Notre groupe refusera l'entrée en matière sur ce projet de loi qui, une fois encore, cherche à stigmatiser les frontaliers. Ses auteurs se posent comme des donneurs de leçons qui apportent des solutions, mais il s'agit de solutions à de faux problèmes. Je vous remercie de votre attention. (Applaudissements.)
Le président. Merci, Madame la députée. Monsieur Thierry Cerutti, vous avez la parole pour vingt-sept secondes.

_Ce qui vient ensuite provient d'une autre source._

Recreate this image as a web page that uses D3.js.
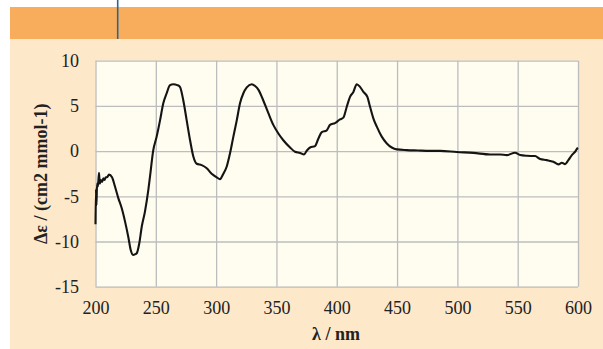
<!DOCTYPE html>
<html>
<head>
<meta charset="utf-8">
<script src="https://cdn.jsdelivr.net/npm/d3@7"></script>
<style>
  html, body { margin: 0; padding: 0; background: #ffffff; }
  svg { display: block; }
</style>
</head>
<body>
<svg id="chart" width="603" height="349"></svg>
<script>
// CD spectrum: wavelength (nm) and molar circular dichroism Δε
const wavelength = [200, 200.4, 200.8, 201.3, 202, 202.9, 203.6, 204.5, 205.5, 206.5, 207.5, 208.5, 209.5, 211.2, 213.7, 216.2,
  218.9, 221.7, 224.5, 227.2, 229.2, 231.3, 233, 234.2, 236.3, 238.3, 241, 243.8, 245.2, 247.9, 250.7, 253.5,
  256.2, 259, 261.8, 264.5, 267.8, 270, 272.8, 275.6, 278.4, 281.1, 283.9, 288, 292.2, 296.3, 300.5, 303.2,
  306, 308.8, 311.5, 314.3, 317.1, 319.8, 322.6, 325.4, 329.5, 332.3, 335, 339.1, 343.3, 347.4, 351.6, 355.7,
  361.3, 365.4, 369.6, 372.9, 375.1, 377.9, 382, 384.8, 387.6, 391.7, 394.4, 398.6, 402.7, 405.5, 408.3, 411,
  413.8, 416.6, 419.3, 422.1, 425.4, 427.6, 430.4, 433.2, 437.3, 441.5, 445.6, 449.8, 458, 467, 477.4, 485.6,
  499.5, 513.3, 527.1, 535.4, 541, 547.8, 552, 557.5, 564.4, 568.6, 574.1, 579.6, 583.8, 586.6, 589.3, 592,
  594.9, 597.6, 599.5, 600];
const deltaEpsilon = [-8.1, -4.2, -6.0, -3.6, -3.9, -2.4, -3.6, -3.2, -3.4, -3.0, -3.2, -2.9, -2.9, -2.6, -2.9, -3.95,
  -5.2, -6.3, -7.8, -9.5, -10.95, -11.5, -11.4, -11.3, -10.2, -8.4, -6.7, -4.3, -2.8, 0.1, 1.6, 3.4,
  5.3, 6.4, 7.3, 7.4, 7.3, 7.1, 5.6, 3.4, 1.2, -0.6, -1.4, -1.55, -1.9, -2.5, -2.9, -3.1,
  -2.5, -1.7, -0.25, 1.6, 3.4, 5.3, 6.4, 7.05, 7.4, 7.2, 6.8, 5.6, 4.2, 2.9, 1.95, 1.2,
  0.4, -0.07, -0.2, -0.37, 0.04, 0.4, 0.55, 1.4, 2.1, 2.3, 2.9, 3.1, 3.5, 3.7, 4.9, 6.0,
  6.55, 7.4, 7.1, 6.55, 6.0, 4.9, 3.6, 2.7, 1.6, 0.85, 0.4, 0.19, 0.11, 0.07, 0.03, 0.03,
  -0.1, -0.2, -0.37, -0.37, -0.44, -0.18, -0.44, -0.52, -0.55, -0.88, -1.0, -1.18, -1.47, -1.29, -1.44, -1.0,
  -0.44, -0.07, 0.3, 0.35];

const xTicks = [200, 250, 300, 350, 400, 450, 500, 550, 600];
const yTicks = [10, 5, 0, -5, -10, -15];
const xTitle = "λ / nm";
const yTitle = "Δε / (cm2 mmol-1)";

const svg = d3.select("#chart");

// page panel: orange header band over a cream body
svg.append("rect").attr("x", 10).attr("y", 7).attr("width", 593).attr("height", 32).attr("fill", "#f7ad5b");
svg.append("rect").attr("x", 10).attr("y", 39).attr("width", 593).attr("height", 310).attr("fill", "#fde8c9");
svg.append("line").attr("x1", 117.7).attr("x2", 117.7).attr("y1", 0).attr("y2", 39)
  .attr("stroke", "#2c6496").attr("stroke-width", 1.6);

const plot = { left: 95.5, right: 578, top: 60.7, bottom: 286.7 };

const x = d3.scaleLinear().domain([200, 600]).range([plot.left, plot.right]);
const y = d3.scaleLinear().domain([-15, 10]).range([plot.bottom, plot.top]);

svg.append("rect")
  .attr("x", plot.left).attr("y", plot.top)
  .attr("width", plot.right - plot.left).attr("height", plot.bottom - plot.top)
  .attr("fill", "#fffdf0");

const font = "'Liberation Serif', 'Times New Roman', serif";
const fontSize = "18px";

// gridlines + tick labels via d3 axes
const xAxis = svg.append("g")
  .attr("transform", `translate(0,${plot.bottom})`)
  .call(d3.axisBottom(x).tickValues(xTicks).tickSize(-(plot.bottom - plot.top)).tickPadding(15).tickFormat(d3.format("d")));
const yAxis = svg.append("g")
  .attr("transform", `translate(${plot.left},0)`)
  .call(d3.axisLeft(y).tickValues(yTicks).tickSize(-(plot.right - plot.left)).tickPadding(16.5).tickFormat(d => d < 0 ? "-" + Math.abs(d) : d));

[xAxis, yAxis].forEach(g => {
  g.select(".domain").remove();
  g.selectAll(".tick line").attr("stroke", "#bdbdbd").attr("stroke-width", 1.3);
  g.selectAll(".tick text")
    .attr("fill", "#222")
    .style("font-family", font)
    .style("font-size", fontSize);
});

// spectrum trace
const line = d3.line()
  .x((d, i) => x(wavelength[i]))
  .y(d => y(d))
  .curve(d3.curveMonotoneX);

svg.append("path")
  .datum(deltaEpsilon)
  .attr("d", line)
  .attr("fill", "none")
  .attr("stroke", "#141414")
  .attr("stroke-width", 2.1)
  .attr("stroke-linejoin", "round");

// axis titles
svg.append("text")
  .attr("x", 336).attr("y", 339.5)
  .attr("text-anchor", "middle")
  .style("font-family", font).style("font-size", fontSize).style("font-weight", "bold")
  .attr("fill", "#222")
  .text(xTitle);

svg.append("text")
  .attr("transform", `translate(47,${(plot.top + plot.bottom) / 2}) rotate(-90)`)
  .attr("text-anchor", "middle")
  .style("font-family", font).style("font-size", fontSize).style("font-weight", "bold")
  .attr("fill", "#222")
  .text(yTitle);
</script>
</body>
</html>
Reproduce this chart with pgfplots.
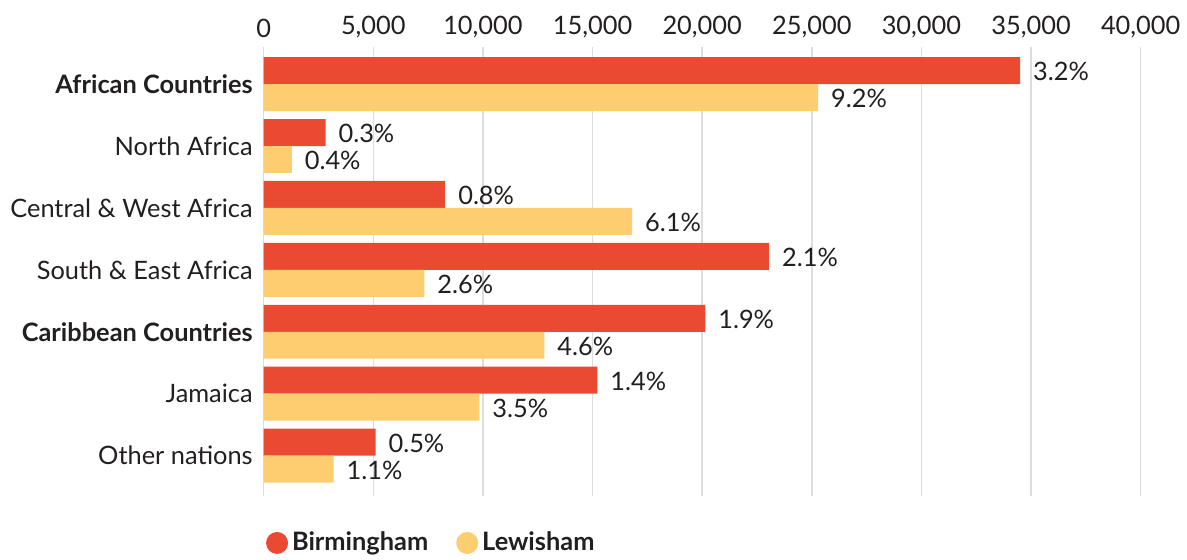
\documentclass[border=0pt]{standalone}
\usepackage{fontspec}
\setmainfont{Lato}
\usepackage{pgfplots}
\pgfplotsset{compat=1.18}
\definecolor{bham}{HTML}{EA4A31}
\definecolor{lew}{HTML}{FDCD6F}
\definecolor{txt}{HTML}{231F20}
\definecolor{gridc}{HTML}{DDDDDD}

\begin{document}
\begin{tikzpicture}
\begin{axis}[
  name=ax,
  xbar,
  scale only axis,
  width=439pt, height=225pt,
  xmin=0, xmax=40000,
  ymin=-0.66, ymax=6.6,
  bar width=13.5pt,
  axis line style={draw=none},
  xtick={0,5000,...,40000},
  scaled x ticks=false,
  xticklabel pos=top,
  major tick length=0pt,
  xmajorgrids,
  grid style={gridc, line width=0.8pt},
  ytick={0,...,6},
  yticklabels={Other nations, Jamaica, \textbf{Caribbean Countries}, South \& East Africa, Central \& West Africa, North Africa, \textbf{African Countries}},
  ticklabel style={font=\fontsize{12.7}{14}\selectfont, text=txt},
  /pgf/number format/.cd, 1000 sep={,}, assume math mode=true,
  /pgfplots/.cd,
  xticklabel style={yshift=1pt},
  yticklabel style={xshift=-2pt},
  point meta=explicit symbolic,
  nodes near coords,
  nodes near coords style={font=\fontsize{12.7}{14}\selectfont, text=txt, anchor=west, xshift=3pt, yshift=-0.5pt},
  legend style={at={(0,-0.065)}, anchor=north west, draw=none, legend columns=2,
    font=\fontsize{12.7}{14}\selectfont\bfseries, text=txt, inner sep=1pt,
    /tikz/every even column/.append style={column sep=12pt}},
  legend image code/.code={\fill[#1] (0.25em,0) circle (5.5pt);},
]
\addplot[fill=bham, draw=none, bar shift=6.75pt] coordinates {
  (34500,6) [3.2\%]
  (2820,5)  [0.3\%]
  (8280,4)  [0.8\%]
  (23050,3) [2.1\%]
  (20140,2) [1.9\%]
  (15220,1) [1.4\%]
  (5100,0)  [0.5\%]
};
\addplot[fill=lew, draw=none, bar shift=-6.75pt] coordinates {
  (25290,6) [9.2\%]
  (1280,5)  [0.4\%]
  (16800,4) [6.1\%]
  (7330,3)  [2.6\%]
  (12800,2) [4.6\%]
  (9840,1)  [3.5\%]
  (3190,0)  [1.1\%]
};
\legend{Birmingham, Lewisham}
\end{axis}
\path[use as bounding box] ([shift={(-132pt,-28.5pt)}]ax.south west) rectangle ([shift={(22.5pt,23.5pt)}]ax.north east);
\end{tikzpicture}
\end{document}
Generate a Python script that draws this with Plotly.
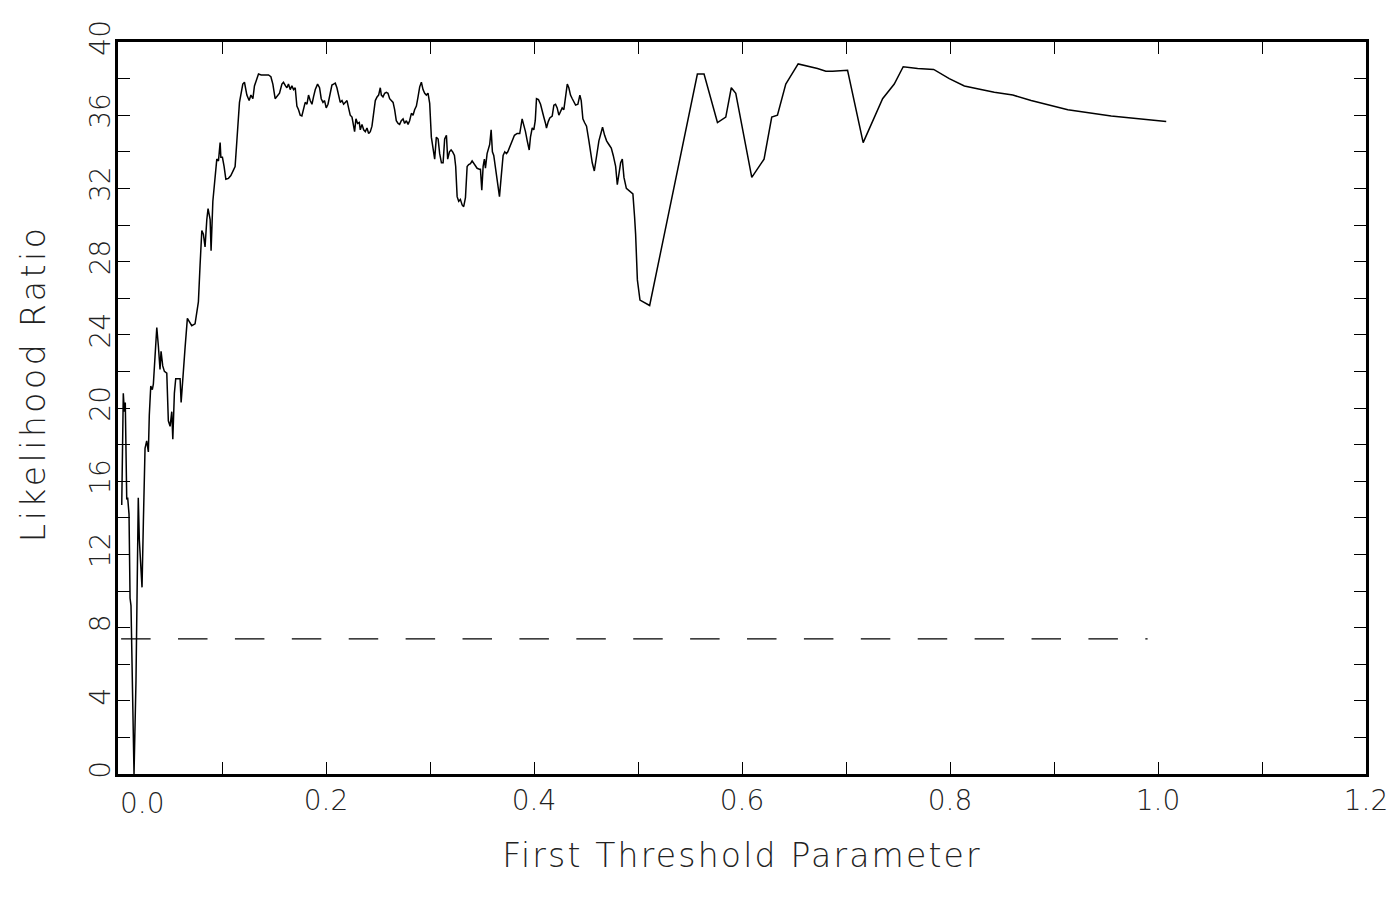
import plotly.graph_objects as go

# First threshold parameter values (x) and likelihood ratio statistic (y)
threshold = [
    0.0036, 0.0051, 0.0061, 0.0070, 0.0084, 0.0093, 0.0106, 0.0116, 0.0125, 0.0147,
    0.0154, 0.0173, 0.0195, 0.0205, 0.0219, 0.0231, 0.0244, 0.0260, 0.0276, 0.0292,
    0.0301, 0.0315, 0.0330, 0.0340, 0.0356, 0.0373, 0.0388, 0.0404, 0.0414, 0.0430,
    0.0446, 0.0469, 0.0484, 0.0501, 0.0517, 0.0527, 0.0542, 0.0555, 0.0581, 0.0597,
    0.0607, 0.0623, 0.0645, 0.0667, 0.0686, 0.0709, 0.0741, 0.0758, 0.0773, 0.0789,
    0.0806, 0.0821, 0.0837, 0.0854, 0.0866, 0.0886, 0.0895, 0.0912, 0.0934, 0.0950,
    0.0966, 0.0982, 0.0989, 0.1004, 0.1020, 0.1037, 0.1062, 0.1085, 0.1110, 0.1126,
    0.1143, 0.1158, 0.1168, 0.1200, 0.1216, 0.1239, 0.1261, 0.1278, 0.1297, 0.1312,
    0.1329, 0.1351, 0.1377, 0.1399, 0.1425, 0.1447, 0.1470, 0.1489, 0.1511, 0.1534,
    0.1553, 0.1576, 0.1591, 0.1611, 0.1624, 0.1639, 0.1656, 0.1672, 0.1688, 0.1704,
    0.1720, 0.1736, 0.1752, 0.1768, 0.1784, 0.1800, 0.1817, 0.1832, 0.1848, 0.1865,
    0.1880, 0.1897, 0.1919, 0.1938, 0.1954, 0.1971, 0.1986, 0.2002, 0.2019, 0.2041,
    0.2057, 0.2073, 0.2089, 0.2105, 0.2121, 0.2137, 0.2154, 0.2169, 0.2185, 0.2202,
    0.2217, 0.2233, 0.2250, 0.2265, 0.2275, 0.2288, 0.2304, 0.2320, 0.2330, 0.2346,
    0.2362, 0.2378, 0.2394, 0.2410, 0.2426, 0.2442, 0.2458, 0.2474, 0.2491, 0.2506,
    0.2522, 0.2532, 0.2548, 0.2564, 0.2580, 0.2596, 0.2612, 0.2628, 0.2645, 0.2660,
    0.2676, 0.2693, 0.2708, 0.2724, 0.2741, 0.2756, 0.2773, 0.2789, 0.2804, 0.2821,
    0.2837, 0.2852, 0.2869, 0.2885, 0.2901, 0.2917, 0.2933, 0.2949, 0.2965, 0.2981,
    0.2997, 0.3013, 0.3030, 0.3045, 0.3061, 0.3078, 0.3093, 0.3110, 0.3126, 0.3141,
    0.3158, 0.3170, 0.3187, 0.3203, 0.3218, 0.3235, 0.3247, 0.3261, 0.3276, 0.3292,
    0.3309, 0.3324, 0.3341, 0.3357, 0.3372, 0.3389, 0.3405, 0.3421, 0.3437, 0.3453,
    0.3475, 0.3485, 0.3498, 0.3511, 0.3523, 0.3533, 0.3549, 0.3565, 0.3574, 0.3588,
    0.3600, 0.3613, 0.3629, 0.3651, 0.3668, 0.3684, 0.3703, 0.3719, 0.3735, 0.3748,
    0.3767, 0.3790, 0.3812, 0.3838, 0.3863, 0.3886, 0.3902, 0.3918, 0.3935, 0.3954,
    0.3966, 0.3983, 0.3998, 0.4012, 0.4024, 0.4043, 0.4063, 0.4079, 0.4094, 0.4111,
    0.4120, 0.4137, 0.4152, 0.4175, 0.4191, 0.4207, 0.4223, 0.4239, 0.4255, 0.4271,
    0.4287, 0.4303, 0.4320, 0.4335, 0.4351, 0.4368, 0.4383, 0.4400, 0.4422, 0.4441,
    0.4454, 0.4470, 0.4486, 0.4505, 0.4528, 0.4544, 0.4560, 0.4580, 0.4599, 0.4624,
    0.4643, 0.4659, 0.4679, 0.4698, 0.4720, 0.4743, 0.4762, 0.4785, 0.4801, 0.4816,
    0.4833, 0.4849, 0.4865, 0.4888, 0.4913, 0.4929, 0.4951, 0.4967, 0.4977, 0.4994,
    0.5019, 0.5112, 0.5571, 0.5635, 0.5764, 0.5844, 0.5897, 0.5940, 0.6020, 0.6094,
    0.6212, 0.6286, 0.6341, 0.6421, 0.6453, 0.6540, 0.6726, 0.6806, 0.6871, 0.7015,
    0.7165, 0.7352, 0.7464, 0.7550, 0.7689, 0.7843, 0.7993, 0.8138, 0.8298, 0.8426,
    0.8604, 0.8780, 0.9133, 0.9550, 1.0079,
]

likelihood_ratio = [
    14.7, 20.8, 19.8, 20.3, 15.0, 15.1, 14.2, 9.6, 9.2, 2.3,
    0.0, 5.1, 15.1, 12.8, 11.3, 10.2, 13.8, 17.8, 18.2, 17.6,
    19.6, 21.2, 21.0, 21.3, 22.8, 24.4, 23.4, 22.1, 23.1, 22.3,
    22.0, 21.9, 19.3, 19.0, 19.8, 18.3, 20.8, 21.6, 21.6, 21.6,
    20.3, 21.8, 23.3, 24.9, 24.7, 24.5, 24.6, 25.2, 25.8, 27.8,
    29.7, 29.5, 28.8, 30.3, 30.9, 30.3, 28.6, 31.3, 32.8, 33.6,
    33.5, 34.5, 33.7, 33.7, 33.2, 32.5, 32.55, 32.7, 33.0, 33.2,
    34.6, 36.3, 36.7, 37.7, 37.8, 37.1, 36.8, 37.1, 36.9, 37.6,
    37.9, 38.25, 38.2, 38.2, 38.2, 38.2, 38.1, 37.7, 36.9, 37.1,
    37.2, 37.7, 37.8, 37.6, 37.5, 37.7, 37.4, 37.6, 37.4, 37.5,
    36.5, 36.3, 36.0, 35.96, 36.3, 36.7, 36.6, 37.1, 36.8, 36.6,
    37.0, 37.4, 37.7, 37.5, 36.9, 36.7, 36.8, 36.4, 36.6, 37.3,
    37.65, 37.7, 37.75, 37.5, 37.1, 36.7, 36.8, 36.6, 36.7, 36.8,
    36.4, 36.0, 35.9, 35.4, 35.1, 35.8, 35.55, 35.6, 35.2, 35.5,
    35.2, 35.1, 35.3, 35.0, 35.1, 35.4, 36.2, 36.8, 37.0, 37.1,
    37.5, 37.1, 37.0, 37.2, 37.25, 37.2, 36.9, 36.8, 36.7, 36.3,
    35.7, 35.55, 35.5, 35.7, 35.8, 35.55, 35.7, 35.5, 35.7, 36.1,
    36.0, 36.3, 36.5, 37.0, 37.55, 37.8, 37.4, 37.2, 37.1, 37.2,
    36.65, 34.8, 34.1, 33.6, 34.8, 34.7, 33.9, 33.4, 33.4, 34.7,
    34.9, 33.6, 34.0, 34.1, 34.0, 33.8, 33.2, 31.55, 31.3, 31.4,
    31.1, 31.0, 31.5, 33.2, 33.3, 33.35, 33.5, 33.35, 33.2, 33.1,
    33.05, 33.05, 31.9, 33.2, 33.6, 33.1, 33.9, 34.2, 34.4, 35.2,
    34.0, 33.8, 33.1, 32.1, 31.55, 32.6, 33.8, 34.0, 33.9, 34.0,
    34.3, 34.6, 34.9, 35.0, 35.0, 35.8, 35.5, 35.1, 34.6, 34.1,
    34.8, 35.3, 35.2, 35.7, 36.9, 36.85, 36.6, 36.3, 35.9, 35.55,
    35.3, 35.65, 35.85, 35.95, 36.55, 36.6, 36.4, 36.0, 36.2, 36.4,
    36.3, 37.0, 37.7, 37.5, 37.1, 36.9, 36.7, 36.55, 36.6, 37.1,
    36.8, 35.8, 35.6, 35.4, 34.6, 34.0, 33.4, 32.95, 33.7, 34.6,
    35.0, 35.35, 34.9, 34.6, 34.4, 34.2, 33.8, 33.2, 32.2, 32.8,
    33.4, 33.6, 32.6, 32.0, 31.9, 31.8, 31.7, 30.45, 29.5, 27.0,
    25.9, 25.6, 38.25, 38.25, 35.6, 35.9, 37.5, 37.2, 34.8, 32.6,
    33.6, 35.9, 36.0, 37.7, 38.0, 38.8, 38.55, 38.4, 38.4, 38.45,
    34.5, 36.9, 37.7, 38.65, 38.55, 38.5, 38.0, 37.6, 37.4, 37.25,
    37.1, 36.8, 36.3, 35.95, 35.65,
]

# critical value (dashed reference line) and its extent
critical_value = 7.38
critical_x = [0.003, 0.990]

x_tick_vals = [0.0, 0.1, 0.2, 0.3, 0.4, 0.5, 0.6, 0.7, 0.8, 0.9, 1.0, 1.1, 1.2]
x_tick_text = ["", "", "0.2", "", "0.4", "", "0.6", "", "0.8", "", "1.0", "", "1.2"]
y_tick_vals = list(range(0, 41, 2))
y_tick_text = [str(v) if v % 4 == 0 else "" for v in y_tick_vals]

FONT = "DejaVu Sans"
TXT = "#222"

fig = go.Figure()
fig.add_trace(go.Scatter(
    x=threshold, y=likelihood_ratio, mode="lines",
    line=dict(color="black", width=1.5), showlegend=False, hoverinfo="skip",
))
fig.add_trace(go.Scatter(
    x=critical_x, y=[critical_value, critical_value], mode="lines",
    line=dict(color="black", width=1.2, dash="29.5px,27.4px"),
    showlegend=False, hoverinfo="skip",
))

axis_common = dict(
    showline=True, linecolor="black", linewidth=2.5, mirror="ticks",
    ticks="inside", ticklen=12, tickwidth=1.4, tickcolor="black",
    showgrid=False, zeroline=False, automargin=False,
    tickfont=dict(family=FONT, size=28, color=TXT, weight=200),
)

fig.update_layout(
    width=1393, height=902,
    margin=dict(l=118, r=27, t=42, b=128),
    paper_bgcolor="white", plot_bgcolor="white",
    xaxis=dict(
        range=[0, 1.2], tickmode="array", tickvals=x_tick_vals, ticktext=x_tick_text,
        title=dict(text="First Threshold Parameter", standoff=28,
                   font=dict(family=FONT, size=33, color=TXT, weight=200)),
        **axis_common,
    ),
    yaxis=dict(
        range=[0, 40], tickmode="array", tickvals=y_tick_vals, ticktext=y_tick_text,
        tickangle=-90, ticklabelstandoff=-6,
        **axis_common,
    ),
)

# y axis title, placed a little above centre as in the original
fig.add_annotation(
    x=-0.068, xref="paper", y=0.534, yref="paper",
    text="Likelihood Ratio", showarrow=False, textangle=-90,
    xanchor="center", yanchor="middle",
    font=dict(family=FONT, size=33, color=TXT, weight=200),
)

# the "0.0" label sits just right of the origin, as in the original
fig.add_annotation(
    x=0.0, xref="x", y=0, yref="paper", yshift=-11,
    text="0.0", showarrow=False, xanchor="left", yanchor="top",
    font=dict(family=FONT, size=28, color=TXT, weight=200),
)

# the original lettering is widely spaced
post = (
    "document.querySelectorAll('.xtitle').forEach(function(e){e.style.letterSpacing='2.2px';});"
    "document.querySelectorAll('.annotation-text').forEach(function(e){"
    "if(e.textContent.indexOf('Likelihood')>=0){e.style.letterSpacing='3.5px';}});"
)

fig.write_html("out.html", post_script=post)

M. Thierry Cerutti (MCG), rapporteur de deuxième minorité. Merci, Monsieur le président. On ne stigmatise personne ici, on dit juste qu'il faut protéger et valoriser les résidents genevois. C'est vous, Madame la députée, qui stigmatisez les frontaliers, ce n'est pas le MCG, ce n'est pas l'objectif que nous visons. Pour répondre à M. Hiltpold, vous avez raison: les chèques de formation sont importants pour les entreprises, mais pour les entreprises genevoises. Il est indispensable de former la Genève genevoise, et pas la Genève frontalière. Je vous remercie.
Une voix. Bravo ! (Applaudissements.)
Le président. Merci. Je cède enfin la parole à M. Daniel Sormanni pour vingt-trois secondes.
M. Daniel Sormanni (MCG). Oui, merci, Monsieur le président. Très rapidement, certains ici veulent faire croire que le MCG est contre les chèques de formation, ce qui est absolument faux, nous voulons simplement réunir les forces. Avec la situation due au covid-19 et ce qui risque d'arriver en 2021, nous aurons besoin de toutes nos forces - de toutes nos forces ! - pour former les gens qui vont malheureusement se retrouver au chômage à Genève. Défense des résidents en priorité ! Merci.
Le président. Je vous remercie, Monsieur. Nous procédons au vote.
Une voix. Oui pour les Genevois !
Une autre voix. Ils ont voté oui en partie, regarde ! Ah, ils ont changé ! Ils s'étaient trompés.
Mis aux voix, le projet de loi 11989 est rejeté en premier débat par 64 non contre 17 oui. (Commentaires pendant la procédure de vote.)